FBI: U.S. Faces Equal Threats from Domestic Extremists and Islamic State

On Wednesday, security officials told Congress that U.S. law enforcement and security agencies believe domestic extremists pose as great of a threat as Islamic State militants. Right-wing extremist activity has been on the rise in recent years, emerging from factors including political polarization and online radicalization. According to The Washington Post, jihadists have killed 107 people in the U.S. and far-right-wing groups have killed 114 individuals since 9/11. The statistics emphasize the importance of Americans and law enforcement groups understanding and countering this rising threat.

Timothy Langan, assistant director and head of the counterintelligence division of the FBI, stated that the agency has elevated its threat of racially motivated domestic terrorists to a level equal to Islamic militants.
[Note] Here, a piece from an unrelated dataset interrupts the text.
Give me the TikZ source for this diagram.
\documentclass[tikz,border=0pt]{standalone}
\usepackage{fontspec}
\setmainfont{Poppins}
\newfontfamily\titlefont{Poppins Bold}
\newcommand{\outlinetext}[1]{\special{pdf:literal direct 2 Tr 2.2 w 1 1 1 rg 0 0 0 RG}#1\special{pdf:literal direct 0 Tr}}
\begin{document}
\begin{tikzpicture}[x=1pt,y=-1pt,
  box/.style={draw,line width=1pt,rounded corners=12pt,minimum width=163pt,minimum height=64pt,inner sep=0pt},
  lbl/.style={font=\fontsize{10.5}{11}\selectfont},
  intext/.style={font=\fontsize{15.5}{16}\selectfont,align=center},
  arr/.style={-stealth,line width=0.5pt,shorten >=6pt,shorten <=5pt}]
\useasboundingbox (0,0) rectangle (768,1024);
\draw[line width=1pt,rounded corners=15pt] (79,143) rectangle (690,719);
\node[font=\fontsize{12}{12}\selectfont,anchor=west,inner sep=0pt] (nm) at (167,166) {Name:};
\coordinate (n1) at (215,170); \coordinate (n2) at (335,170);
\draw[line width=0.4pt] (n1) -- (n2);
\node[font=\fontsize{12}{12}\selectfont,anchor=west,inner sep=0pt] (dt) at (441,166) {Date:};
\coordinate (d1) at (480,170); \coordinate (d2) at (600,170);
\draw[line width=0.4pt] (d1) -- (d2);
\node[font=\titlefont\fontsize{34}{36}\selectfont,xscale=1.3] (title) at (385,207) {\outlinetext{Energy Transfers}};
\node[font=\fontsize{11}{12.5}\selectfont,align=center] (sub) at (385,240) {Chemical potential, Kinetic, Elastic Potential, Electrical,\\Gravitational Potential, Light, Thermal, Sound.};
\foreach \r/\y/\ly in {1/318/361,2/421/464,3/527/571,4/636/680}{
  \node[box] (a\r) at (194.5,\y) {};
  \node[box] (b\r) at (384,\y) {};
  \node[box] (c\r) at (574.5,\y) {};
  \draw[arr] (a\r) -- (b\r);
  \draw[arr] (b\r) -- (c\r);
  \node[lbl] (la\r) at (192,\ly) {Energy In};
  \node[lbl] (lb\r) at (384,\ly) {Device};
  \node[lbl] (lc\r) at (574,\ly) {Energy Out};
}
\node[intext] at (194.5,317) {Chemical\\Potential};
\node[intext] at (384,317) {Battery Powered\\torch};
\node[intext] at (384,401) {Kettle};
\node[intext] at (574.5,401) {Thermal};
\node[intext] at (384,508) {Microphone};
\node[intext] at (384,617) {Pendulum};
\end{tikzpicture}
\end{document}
He also stated that there has been a significant increase in activity among domestic extremists over the last 18 months. In addition, John Cohen, acting undersecretary for Intelligence and Analysis in the Department of Homeland Security, stated that racial superiority and hatred towards immigrants were major threat concerns.
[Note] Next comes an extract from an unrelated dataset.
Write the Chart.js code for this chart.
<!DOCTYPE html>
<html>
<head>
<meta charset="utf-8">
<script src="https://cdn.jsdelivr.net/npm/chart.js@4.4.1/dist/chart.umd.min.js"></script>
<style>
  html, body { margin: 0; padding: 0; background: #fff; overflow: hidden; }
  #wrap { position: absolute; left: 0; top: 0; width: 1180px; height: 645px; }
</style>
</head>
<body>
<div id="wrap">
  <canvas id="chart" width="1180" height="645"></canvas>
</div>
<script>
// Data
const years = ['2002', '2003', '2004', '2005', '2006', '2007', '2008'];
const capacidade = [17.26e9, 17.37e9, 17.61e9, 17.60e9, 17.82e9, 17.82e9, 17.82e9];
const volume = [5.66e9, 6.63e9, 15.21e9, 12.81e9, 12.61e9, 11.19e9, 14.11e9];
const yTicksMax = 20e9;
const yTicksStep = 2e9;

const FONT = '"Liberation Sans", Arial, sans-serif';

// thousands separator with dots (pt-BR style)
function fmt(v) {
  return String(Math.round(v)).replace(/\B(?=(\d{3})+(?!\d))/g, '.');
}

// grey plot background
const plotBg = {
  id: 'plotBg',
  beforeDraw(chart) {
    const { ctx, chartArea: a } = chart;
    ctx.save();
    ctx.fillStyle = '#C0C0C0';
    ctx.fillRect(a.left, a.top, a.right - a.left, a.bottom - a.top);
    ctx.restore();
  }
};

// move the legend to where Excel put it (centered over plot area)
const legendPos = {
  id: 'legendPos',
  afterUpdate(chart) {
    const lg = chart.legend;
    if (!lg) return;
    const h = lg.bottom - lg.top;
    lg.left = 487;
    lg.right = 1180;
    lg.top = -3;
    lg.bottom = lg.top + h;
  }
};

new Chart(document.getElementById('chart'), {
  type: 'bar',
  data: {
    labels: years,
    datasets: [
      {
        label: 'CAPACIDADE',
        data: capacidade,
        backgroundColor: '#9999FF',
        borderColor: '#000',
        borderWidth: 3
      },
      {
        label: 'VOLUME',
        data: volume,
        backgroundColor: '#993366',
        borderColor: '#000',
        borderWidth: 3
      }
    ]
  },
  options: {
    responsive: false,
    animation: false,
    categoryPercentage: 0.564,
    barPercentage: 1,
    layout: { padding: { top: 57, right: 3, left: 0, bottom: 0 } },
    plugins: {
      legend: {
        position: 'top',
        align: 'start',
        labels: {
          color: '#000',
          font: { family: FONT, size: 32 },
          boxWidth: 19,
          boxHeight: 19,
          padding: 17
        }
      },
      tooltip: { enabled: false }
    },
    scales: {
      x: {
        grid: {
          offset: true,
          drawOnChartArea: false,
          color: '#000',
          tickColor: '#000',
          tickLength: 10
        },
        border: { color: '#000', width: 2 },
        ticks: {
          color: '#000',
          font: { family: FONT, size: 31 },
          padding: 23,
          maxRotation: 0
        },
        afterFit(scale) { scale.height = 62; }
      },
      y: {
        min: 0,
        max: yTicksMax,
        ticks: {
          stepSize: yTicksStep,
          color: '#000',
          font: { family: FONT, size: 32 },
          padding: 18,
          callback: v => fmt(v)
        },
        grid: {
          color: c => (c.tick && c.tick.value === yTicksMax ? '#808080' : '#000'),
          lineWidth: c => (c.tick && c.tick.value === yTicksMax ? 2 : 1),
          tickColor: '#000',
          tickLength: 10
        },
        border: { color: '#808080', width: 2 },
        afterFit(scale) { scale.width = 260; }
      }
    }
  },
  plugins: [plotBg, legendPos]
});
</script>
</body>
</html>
These statements all raise the question about possible acts of terrorism within America’s borders by domestic actors. There is an especially large worry over attacks conducted by lone offenders and small groups that have adopted extremist ideology. Racially and ethnically motivated extremists possess a lethal threat to the U.S. as they are likely to conduct mass-casualty attacks against targeted groups of civilians. According to U.S. News, right-wing groups also pose such a great threat due to the high rate of self-radicalization.

Right-wing terrorism first emerged in Western Europe in the 1970s with Neo-fascist movements in Italy. Since then, various groups have developed with differing ideals. According to the FBI, domestic right-wing terrorist groups are characterized by notions of racial supremacy and bastion anti-government and anti-regulation ideas. They organize attacks to draw attention to their cause and push for political change that would advance their agenda. In recent years, their plots have been increasingly present in the United States. Plots such as the Oklahoma City bombing, Charleston church shooting, and Colorado planned-parenthood shooting have been connected to this far-right movement. Many of these groups include militant-militia, Neo-Nazi, white supremacist groups, and other radicals that posses anti-government views.
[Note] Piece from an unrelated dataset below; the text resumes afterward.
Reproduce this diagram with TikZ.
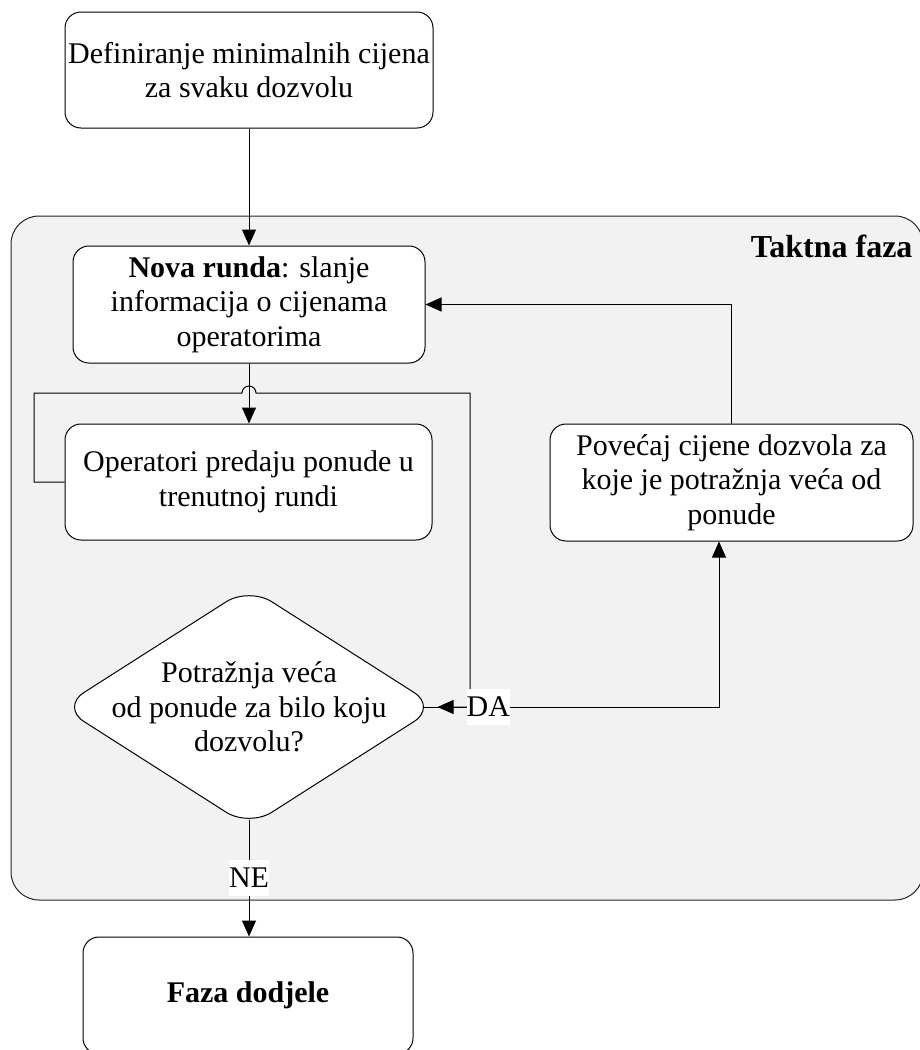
\documentclass[tikz,border=0pt]{standalone}
\usepackage{fontspec}
\setmainfont{Liberation Serif}
\usetikzlibrary{arrows.meta,calc,shapes.geometric}

\begin{document}
\begin{tikzpicture}[x=1pt,y=-1pt,
  font=\fontsize{30}{34.5}\selectfont,
  line width=1pt,
  box/.style={draw=black, fill=white, rounded corners=16pt, align=center, inner sep=0pt},
  decision/.style={draw=black, fill=white, shape=diamond, rounded corners=27pt, inner sep=0pt},
  arr/.style={-{Triangle[length=16pt,width=14pt]}},
  lbl/.style={fill=white, inner xsep=0pt, inner ysep=0pt, minimum height=36pt},
  phase/.style={draw=black!85, fill=black!5, rounded corners=28pt, inner sep=0pt}]

\useasboundingbox (0,0) rectangle (920,1050);
\clip (0,0) rectangle (920,1050);

% clocked phase container
\node[phase, minimum width=912pt, minimum height=684pt] (takt) at (467,558) {};
\node[anchor=base east, inner sep=0pt, font=\fontsize{32}{36}\selectfont\bfseries]
  (taktlbl) at (913,257) {Taktna faza};

% process steps
\node[box, minimum width=368pt, minimum height=116pt] (def) at (249,70)
  {Definiranje minimalnih cijena\\za svaku dozvolu};
\node[box, minimum width=352pt, minimum height=117pt] (nova) at (249,304.5)
  {\textbf{Nova runda}: slanje\\informacija o cijenama\\operatorima};
\node[box, minimum width=367pt, minimum height=116pt] (oper) at (248.5,482)
  {Operatori predaju ponude u\\trenutnoj rundi};
\node[box, minimum width=363pt, minimum height=117pt] (pov) at (731.5,482.5)
  {Povećaj cijene dozvola za\\koje je potražnja veća od\\ponude};
\node[decision, minimum width=376pt, minimum height=240pt,
  label={[align=center]center:Potražnja veća\\od ponude za bilo koju\\dozvolu?}] (d) at (249,707) {};
\node[box, minimum width=330pt, minimum height=117pt] (faza) at (248,995.5)
  {\textbf{Faza dodjele}};

% helper points of the connectors
\coordinate (loopL) at (34,393);
\coordinate (loopR) at (470,393);
\coordinate (dv) at ($(d.east)+(-15,0)$);
\coordinate (db) at ($(d.south)+(0,-8)$);
\coordinate (daT) at (719,707);

% connectors
\draw[arr] (def.south) -- (nova.north);
\draw[arr] (nova.south) -- (nova.south |- oper.north);
\draw[arr] (oper.west) -| (loopL) -- ($(loopL -| nova.south)+(-7,0)$)
  arc[start angle=180, end angle=360, radius=7] -- (loopR) |- (d.east);
\draw[arr] (pov.north) |- (nova.east);
\draw[arr] (dv) -- node[lbl, pos=0.222] {DA} (daT) -- (daT |- pov.south);
\draw[arr] (db) -- node[lbl, pos=0.5] {NE} (db |- faza.north);
\end{tikzpicture}
\end{document}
To counter radicalization and extremism, the FBI has worked closely with tech companies to try and prevent online recruitment. Social media and the internet play an increasingly large role in radicalization as it is often used as an agenda-pushing platform for extremist groups through which they can display violent acts of behavior. Hopefully, a strategic partnership with these companies will better regulate their content when it comes to the dissemination of radical propaganda.

Right-wing extremists are not only on the rise in the United States but rather in many nations across the globe. There is cooperation occurring on an international scale as security institutions target trans-national terrorist networks. It is important to target these groups as a unity rather than a group of radicalized individuals because this will prove to be a more effective strategy in combatting further plots of violence and subversions.